• _Given data_:
+ + + +

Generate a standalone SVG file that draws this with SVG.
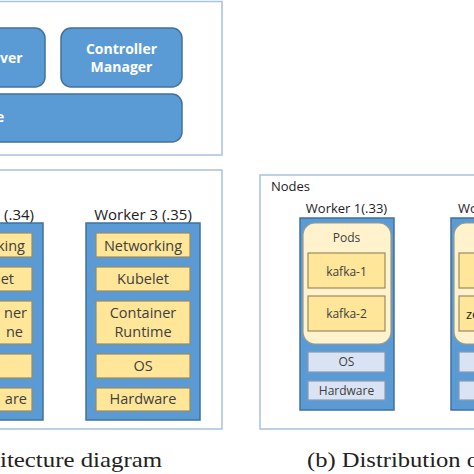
<svg xmlns="http://www.w3.org/2000/svg" width="474" height="474" viewBox="0 0 474 474">
<style>
.panel{fill:#fff;stroke:#a9c1dd;stroke-width:1.5}
.blue{fill:#5b9bd5;stroke:#41719c;stroke-width:1.5}
.yel{fill:#ffe699;stroke:#9a8a60;stroke-width:1.2}
.pods{fill:#fff2cc;stroke:#9a9a8a;stroke-width:1.2}
.gry{fill:#dae3f3;stroke:#8a9ab0;stroke-width:1.2}
.wt{font-family:"Open Sans","Noto Sans",sans-serif;font-weight:bold;font-size:14px;fill:#fff}
.lt{font-family:"Open Sans","Noto Sans",sans-serif;font-size:14.5px;fill:#404040;text-anchor:middle}
.lte{font-family:"Open Sans","Noto Sans",sans-serif;font-size:14.5px;fill:#404040;text-anchor:end}
.hd{font-family:"Open Sans","Noto Sans",sans-serif;font-size:15px;fill:#222}
.rt{font-family:"Open Sans","Noto Sans",sans-serif;font-size:12px;fill:#404040;text-anchor:middle}
.rh{font-family:"Open Sans","Noto Sans",sans-serif;font-size:13px;fill:#222}
.cap{font-family:"Liberation Serif","DejaVu Serif",serif;font-size:22px;fill:#222}
</style>

<!-- top panel: master -->
<g id="master">
<rect class="panel" x="-200" y="1.5" width="422" height="153.5"/>
<g id="api-server">
<rect class="blue" x="-76" y="28" width="121" height="59" rx="10"/>
<text class="wt" x="0" y="63">ver</text>
</g>
<g id="controller-manager">
<rect class="blue" x="61" y="28" width="121" height="59" rx="10"/>
<text class="wt" x="121.5" y="54" text-anchor="middle">Controller</text>
<text class="wt" x="121.5" y="72" text-anchor="middle">Manager</text>
</g>
<g id="wide-box">
<rect class="blue" x="-200" y="94" width="382" height="48" rx="10"/>
<text class="wt" x="-4" y="122">e</text>
</g>
</g>

<!-- middle-left panel: workers -->
<g id="workers-panel">
<rect class="panel" x="-200" y="170" width="422" height="259"/>
</g>

<g id="worker2">
<text class="hd" x="34" y="220" text-anchor="end">(.34)</text>
<rect class="blue" x="-71" y="223" width="114" height="197"/>
<rect class="yel" x="-62" y="233" width="94" height="24"/>
<text class="lte" x="25" y="251">king</text>
<rect class="yel" x="-62" y="267" width="94" height="24"/>
<text class="lte" x="14" y="284">et</text>
<rect class="yel" x="-62" y="301" width="94" height="43"/>
<text class="lte" x="27" y="318">ner</text>
<text class="lte" x="23" y="337">ne</text>
<rect class="yel" x="-62" y="354" width="94" height="24"/>
<rect class="yel" x="-62" y="388" width="94" height="23"/>
<text class="lte" x="27" y="404">are</text>
</g>

<g id="worker3">
<text class="hd" x="143" y="220" text-anchor="middle">Worker 3 (.35)</text>
<rect class="blue" x="86" y="223" width="114" height="197"/>
<rect class="yel" x="96" y="233" width="94" height="24"/>
<text class="lt" x="143" y="251">Networking</text>
<rect class="yel" x="96" y="267" width="94" height="24"/>
<text class="lt" x="143" y="284">Kubelet</text>
<rect class="yel" x="96" y="301" width="94" height="43"/>
<text class="lt" x="143" y="318">Container</text>
<text class="lt" x="143" y="337">Runtime</text>
<rect class="yel" x="96" y="354" width="94" height="24"/>
<text class="lt" x="143" y="371">OS</text>
<rect class="yel" x="96" y="388" width="94" height="23"/>
<text class="lt" x="143" y="404">Hardware</text>
</g>

<text class="cap" x="0" y="467" textLength="162" lengthAdjust="spacingAndGlyphs">itecture diagram</text>

<!-- right panel: nodes -->
<g id="nodes-panel">
<rect class="panel" x="260" y="175" width="440" height="254"/>
<text class="rh" x="271" y="191" font-size="12">Nodes</text>
</g>

<g id="node-worker1">
<text class="rh" x="346.5" y="213" text-anchor="middle">Worker 1(.33)</text>
<rect class="blue" x="300" y="218" width="94" height="192"/>
<rect class="pods" x="303" y="223" width="88" height="121" rx="12"/>
<text class="rt" x="346.5" y="242">Pods</text>
<rect class="yel" x="308" y="253" width="77" height="35"/>
<text class="rt" x="346.5" y="276">kafka-1</text>
<rect class="yel" x="308" y="296" width="77" height="35"/>
<text class="rt" x="346.5" y="318">kafka-2</text>
<rect class="gry" x="308" y="352" width="77" height="20"/>
<text class="rt" x="346.5" y="366">OS</text>
<rect class="gry" x="308" y="381" width="77" height="19"/>
<text class="rt" x="346.5" y="395">Hardware</text>
</g>

<g id="node-worker2">
<text class="rh" x="458" y="213">Wo</text>
<rect class="blue" x="451" y="218" width="94" height="192"/>
<rect class="pods" x="454" y="223" width="88" height="121" rx="12"/>
<rect class="yel" x="459" y="253" width="77" height="35"/>
<rect class="yel" x="459" y="296" width="77" height="35"/>
<text class="rh" x="466" y="319" font-size="12" fill="#404040">zo</text>
<rect class="gry" x="459" y="352" width="77" height="20"/>
<rect class="gry" x="459" y="381" width="77" height="19"/>
</g>

<text class="cap" x="307" y="467" textLength="172" lengthAdjust="spacingAndGlyphs">(b) Distribution o</text>

<g id="connectors"></g>
</svg>
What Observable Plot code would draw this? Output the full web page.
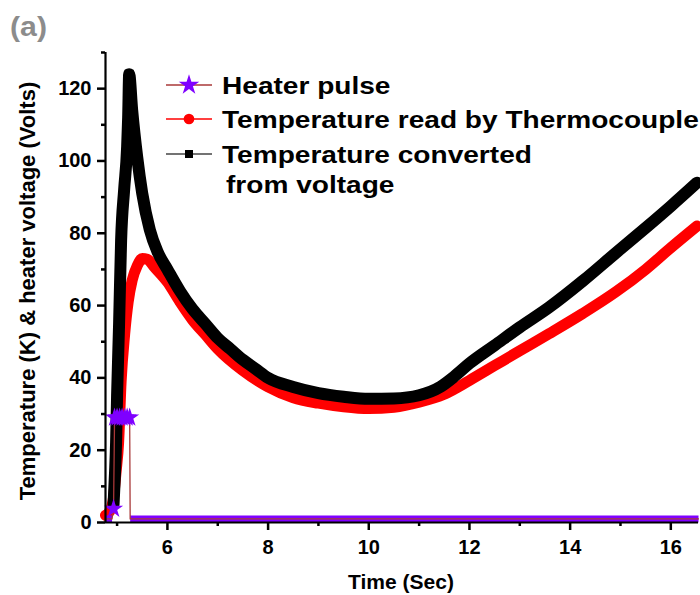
<!DOCTYPE html>
<html>
<head>
<meta charset="utf-8">
<script src="https://cdn.jsdelivr.net/npm/d3@7"></script>
<script src="https://cdn.jsdelivr.net/npm/@observablehq/plot@0.6"></script>
<style>
  body { margin: 0; background: #fff; }
  #chart { position: relative; width: 700px; height: 595px; }
  #chart svg { overflow: visible; }
</style>
</head>
<body>
<div id="chart"></div>
<script>
// Axis extents and ticks
const xDomain = [4.77, 16.55];
const yDomain = [0, 130];
const xMajor = [6, 8, 10, 12, 14, 16];
const xMinor = [5, 7, 9, 11, 13, 15];
const yMajor = [0, 20, 40, 60, 80, 100, 120];
const yMinor = [10, 30, 50, 70, 90, 110, 130];

// Heater pulse (volts)
const heaterTime  = [4.77, 4.84, 4.9, 4.93, 4.95, 5.0, 5.05, 5.1, 5.15, 5.2, 5.25, 5.26, 5.5, 6, 8, 10, 12, 14, 16, 16.55];
const heaterVolts = [1, 1, 1, 3.8, 29, 29, 29, 29, 29, 29, 29, 1, 1, 1, 1, 1, 1, 1, 1, 1];

// Temperature read by thermocouple (K)
const thermoTime = [4.77, 4.85, 4.92, 4.98, 5.03, 5.08, 5.15, 5.22, 5.3, 5.4, 5.5, 5.6, 5.75, 6.0, 6.25, 6.5, 6.75, 7.0, 7.5, 8.0, 8.5, 9.0, 9.5, 10.0, 10.5, 11.0, 11.5, 12.0, 12.5, 13.0, 13.58, 14.25, 14.91, 15.5, 16.0, 16.52];
const thermoTemp = [2, 3, 6, 14, 22, 39, 52, 61, 67, 71, 73, 72.8, 70.5, 66.5, 61, 56, 52, 48, 42, 37.5, 34.5, 33, 32, 31.5, 31.9, 33.3, 35.5, 39.3, 43.4, 47.5, 52.2, 57.8, 63.8, 70, 76, 82];

// Temperature converted from voltage (K)
const convTime = [4.93, 4.96, 4.98, 5.0, 5.04, 5.08, 5.14, 5.2, 5.22, 5.24, 5.3, 5.4, 5.5, 5.65, 5.8, 6.0, 6.25, 6.5, 6.75, 7.0, 7.25, 7.5, 7.75, 8.0, 8.5, 9.0, 9.5, 10.0, 10.5, 11.0, 11.43, 11.7, 12.0, 12.5, 13.0, 13.58, 14.25, 14.91, 15.5, 16.0, 16.52];
const convTemp = [5, 14, 22, 35, 55, 78, 92, 104, 112, 124, 114, 101, 91, 81, 75, 70, 64, 59, 55, 51, 48, 45, 42.5, 40, 37.5, 35.8, 34.8, 34.2, 34.3, 35.2, 37.6, 40.4, 44, 49, 54, 59.5, 66.8, 74.6, 81.5, 87.5, 94];

const heater = heaterTime.map((t, i) => ({t, v: heaterVolts[i]}));
const thermo = thermoTime.map((t, i) => ({t, v: thermoTemp[i]}));
const conv = convTime.map((t, i) => ({t, v: convTemp[i]}));

// baseline stretches of the heater trace, before and after the pulse
const heaterBase = heater.filter(d => d.v < 2).map(d => ({...d, seg: d.t < 5 ? "before" : "after"}));
const heaterOn = heater.filter(d => d.v >= 2);

const colors = {heater: "#7f00ff", heaterLine: "#a83838", thermo: "#ff0000", conv: "#000000"};

const chart = Plot.plot({
  width: 700,
  height: 595,
  marginLeft: 105,
  marginRight: 2,
  marginTop: 52,
  marginBottom: 73,
  x: {domain: xDomain},
  y: {domain: yDomain},
  style: {fontFamily: "'Liberation Sans', Arial, sans-serif", fontWeight: "bold", fontSize: "20px", color: "#000", background: "#fff"},
  marks: [
    Plot.line(thermo, {x: "t", y: "v", stroke: colors.thermo, strokeWidth: 11, curve: "monotone-x"}),
    Plot.line(conv, {x: "t", y: "v", stroke: colors.conv, strokeWidth: 12, curve: "monotone-x"}),
    Plot.dot(conv.filter(d => d.t < 5.25), {x: "t", y: "v", symbol: "square", fill: colors.conv, r: 5}),
    Plot.line(heaterBase, {x: "t", y: "v", z: "seg", stroke: colors.heater, strokeWidth: 7, strokeLinecap: "butt"}),
    Plot.line(heater, {x: "t", y: "v", stroke: colors.heaterLine, strokeWidth: 1.3}),
    Plot.dot(heaterOn, {x: "t", y: "v", symbol: "star", fill: colors.heater, r: 6}),
    Plot.ruleX([xDomain[0]], {stroke: "#000", strokeWidth: 2.2}),
    Plot.ruleY([yDomain[0]], {stroke: "#000", strokeWidth: 2.2}),
    Plot.axisY(yMajor, {tickSize: 8, tickPadding: 6, strokeWidth: 2.5, fontSize: 20, label: null}),
    Plot.axisY(yMinor, {tickSize: 4, strokeWidth: 2.5, text: null, label: null}),
    Plot.axisX(xMajor, {tickSize: 8, tickPadding: 9, strokeWidth: 2.5, fontSize: 20, label: null}),
    Plot.axisX(xMinor, {tickSize: 4, strokeWidth: 2.5, text: null, label: null})
  ]
});

document.getElementById("chart").appendChild(chart);

// Panel tag, axis titles and legend drawn into the same SVG
const svg = d3.select(chart);
const font = "'Liberation Sans', Arial, sans-serif";

svg.append("text")
  .attr("transform", "translate(10,36) scale(1.12,1)")
  .attr("text-anchor", "start")
  .attr("font-family", font).attr("font-weight", "bold").attr("font-size", 27)
  .attr("fill", "#8c8c8c")
  .text("(a)");

svg.append("text")
  .attr("transform", "translate(35,291) rotate(-90)")
  .attr("text-anchor", "middle")
  .attr("font-family", font).attr("font-weight", "bold").attr("font-size", 22)
  .attr("fill", "#000")
  .text("Temperature (K) & heater voltage (Volts)");

svg.append("text")
  .attr("x", 401).attr("y", 589)
  .attr("text-anchor", "middle")
  .attr("font-family", font).attr("font-weight", "bold").attr("font-size", 21)
  .attr("fill", "#000")
  .text("Time (Sec)");

const legend = svg.append("g")
  .attr("text-anchor", "start")
  .attr("font-family", font).attr("font-weight", "bold").attr("font-size", 24).attr("fill", "#000");

const rows = [
  {label: "Heater pulse", line: colors.heaterLine, symbol: d3.symbolStar, size: 130, fill: colors.heater, y: 85},
  {label: "Temperature read by Thermocouple", line: colors.thermo, symbol: d3.symbolCircle, size: 90, fill: colors.thermo, y: 119},
  {label: "Temperature converted", line: "#444", symbol: d3.symbolSquare, size: 64, fill: colors.conv, y: 154}
];

// legend lettering is set a little wider than the regular face
const stretch = 1.17;

rows.forEach(r => {
  legend.append("line")
    .attr("x1", 166).attr("x2", 212).attr("y1", r.y).attr("y2", r.y)
    .attr("stroke", r.line).attr("stroke-width", 1.5);
  legend.append("path")
    .attr("d", d3.symbol(r.symbol, r.size)())
    .attr("transform", `translate(189,${r.y})`)
    .attr("fill", r.fill);
  legend.append("text")
    .attr("transform", `translate(222,${r.y + 8.5}) scale(${stretch},1)`)
    .text(r.label);
});

legend.append("text")
  .attr("transform", `translate(226,193) scale(${stretch},1)`)
  .text("from voltage");
</script>
</body>
</html>
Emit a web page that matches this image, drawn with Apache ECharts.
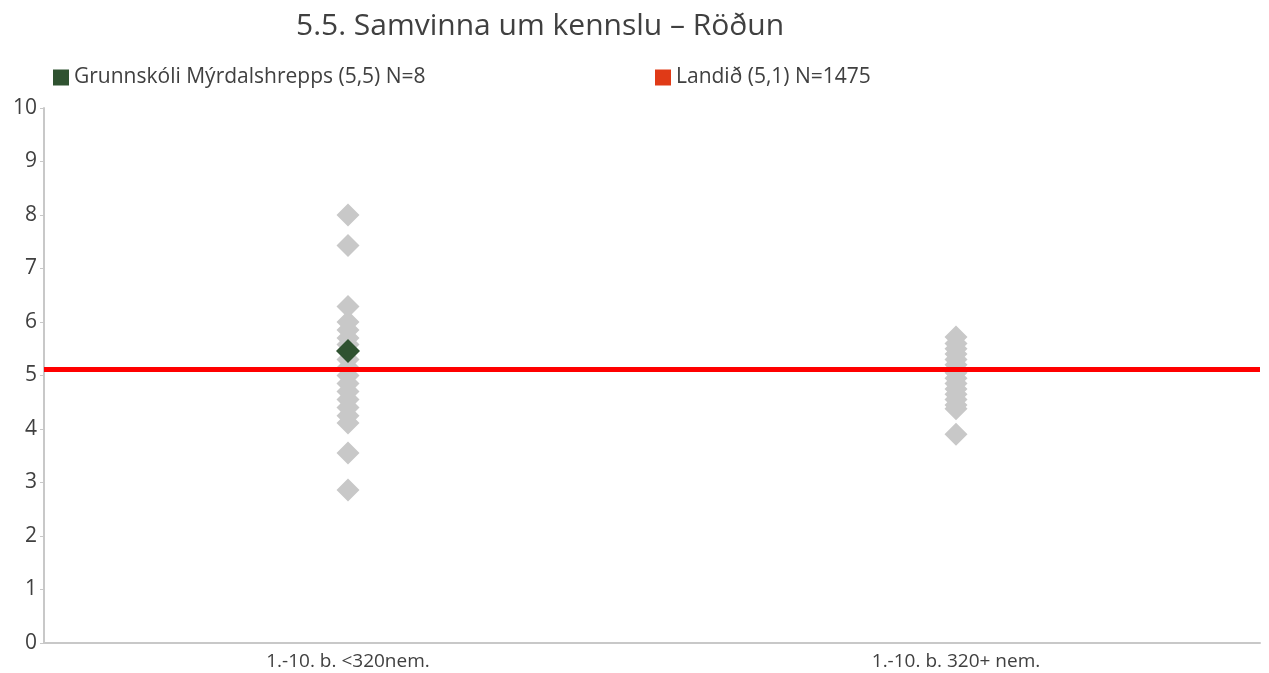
<!DOCTYPE html>
<html>
<head>
<meta charset="utf-8">
<script src="https://cdn.jsdelivr.net/npm/echarts@6/dist/echarts.min.js"></script>
<style>
  html, body { margin: 0; padding: 0; background: #ffffff; }
  #chart { width: 1269px; height: 673px; }
</style>
</head>
<body>
<div id="chart"></div>
<script>
// Categories on the x axis
const categories = ['1.-10. b. <320nem.', '1.-10. b. 320+ nem.'];
// Y axis tick labels
const yTicks = [0, 1, 2, 3, 4, 5, 6, 7, 8, 9, 10];

// School averages in each size group (grey diamonds)
const smallSchools = [8.0, 7.43, 6.29, 6.0, 5.85, 5.7, 5.58, 5.3, 5.15, 5.0, 4.85, 4.7, 4.55, 4.4, 4.25, 4.11, 3.55, 2.86];
const largeSchools = [5.72, 5.6, 5.5, 5.4, 5.3, 5.2, 5.12, 5.05, 4.95, 4.85, 4.75, 4.65, 4.55, 4.45, 4.38, 3.9];

// Highlighted school and national average
const schoolName = 'Grunnskóli Mýrdalshrepps (5,5) N=8';
const schoolValue = 5.46;
const nationalName = 'Landið (5,1) N=1475';
const nationalValue = 5.12;

const textColor = '#404040';
const fontFamily = '"Open Sans", Lato, sans-serif';

const greyPoints = []
  .concat(smallSchools.map(v => [0, v]))
  .concat(largeSchools.map(v => [1, v]));

const chart = echarts.init(document.getElementById('chart'), null, { renderer: 'canvas' });

chart.setOption({
  animation: false,
  backgroundColor: '#ffffff',
  textStyle: { fontFamily: fontFamily },
  title: {
    text: '5.5. Samvinna um kennslu – Röðun',
    left: 291,
    top: 6,
    textStyle: { fontSize: 30, fontWeight: 'normal', color: textColor, fontFamily: fontFamily }
  },
  legend: [
    {
      left: 48, top: 62,
      itemWidth: 16, itemHeight: 16, icon: 'rect',
      textStyle: { fontSize: 21, color: textColor, fontFamily: fontFamily, padding: [0, 0, 0, 0] },
      data: [{ name: schoolName, itemStyle: { color: '#2f5230', opacity: 1 } }]
    },
    {
      left: 650, top: 62,
      itemWidth: 16, itemHeight: 16, icon: 'rect',
      textStyle: { fontSize: 21, color: textColor, fontFamily: fontFamily, padding: [0, 0, 0, 0] },
      data: [{ name: nationalName, itemStyle: { color: '#e03a17', opacity: 1 } }]
    }
  ],
  grid: { left: 44, right: 9, top: 108, bottom: 30, containLabel: false },
  xAxis: {
    type: 'category',
    data: categories,
    boundaryGap: true,
    axisLine: { lineStyle: { color: '#c8c8c8', width: 2 } },
    axisTick: { show: false },
    axisLabel: { fontSize: 19, color: textColor, margin: 9, fontFamily: fontFamily }
  },
  yAxis: {
    type: 'value',
    min: yTicks[0],
    max: yTicks[yTicks.length - 1],
    interval: 1,
    axisLine: { show: true, lineStyle: { color: '#c8c8c8', width: 2 } },
    axisTick: { show: true, length: 4, lineStyle: { color: '#c8c8c8', width: 1 } },
    splitLine: { show: false },
    axisLabel: { fontSize: 21, color: textColor, margin: 7, fontFamily: fontFamily }
  },
  series: [
    {
      name: nationalName,
      type: 'scatter',
      data: [],
      z: 1,
      itemStyle: { color: '#e03a17', opacity: 1 },
      markLine: {
        silent: true,
        symbol: 'none',
        label: { show: false },
        lineStyle: { color: '#ff0000', width: 5, type: 'solid', opacity: 1 },
        data: [{ yAxis: nationalValue }]
      }
    },
    {
      name: 'schools',
      type: 'scatter',
      symbol: 'diamond',
      symbolSize: 23,
      z: 2,
      itemStyle: { color: '#c8c8c8', opacity: 1 },
      data: greyPoints
    },
    {
      name: schoolName,
      type: 'scatter',
      symbol: 'diamond',
      symbolSize: 24,
      z: 3,
      itemStyle: { color: '#2f5230', opacity: 1 },
      data: [[0, schoolValue]]
    }
  ]
});
</script>
</body>
</html>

+ + + +

• _Exercise instructions_:
Could you quote, word for word, only the lines from the one containing "What Observable Plot" through the one containing "1, 1, 1, 1, 1];", both included, and leave out any pictures?

• _Exercise response_:
What Observable Plot code would draw this? Output the full web page.
<!DOCTYPE html>
<html>
<head>
<meta charset="utf-8">
<script src="https://cdn.jsdelivr.net/npm/d3@7"></script>
<script src="https://cdn.jsdelivr.net/npm/@observablehq/plot@0.6"></script>
<style>
  body { margin: 0; background: #fff; }
  #chart { position: relative; width: 700px; height: 595px; }
  #chart svg { overflow: visible; }
</style>
</head>
<body>
<div id="chart"></div>
<script>
// Axis extents and ticks
const xDomain = [4.77, 16.55];
const yDomain = [0, 130];
const xMajor = [6, 8, 10, 12, 14, 16];
const xMinor = [5, 7, 9, 11, 13, 15];
const yMajor = [0, 20, 40, 60, 80, 100, 120];
const yMinor = [10, 30, 50, 70, 90, 110, 130];

// Heater pulse (volts)
const heaterTime  = [4.77, 4.84, 4.9, 4.93, 4.95, 5.0, 5.05, 5.1, 5.15, 5.2, 5.25, 5.26, 5.5, 6, 8, 10, 12, 14, 16, 16.55];
const heaterVolts = [1, 1, 1, 3.8, 29, 29, 29, 29, 29, 29, 29, 1, 1, 1, 1, 1, 1, 1, 1, 1];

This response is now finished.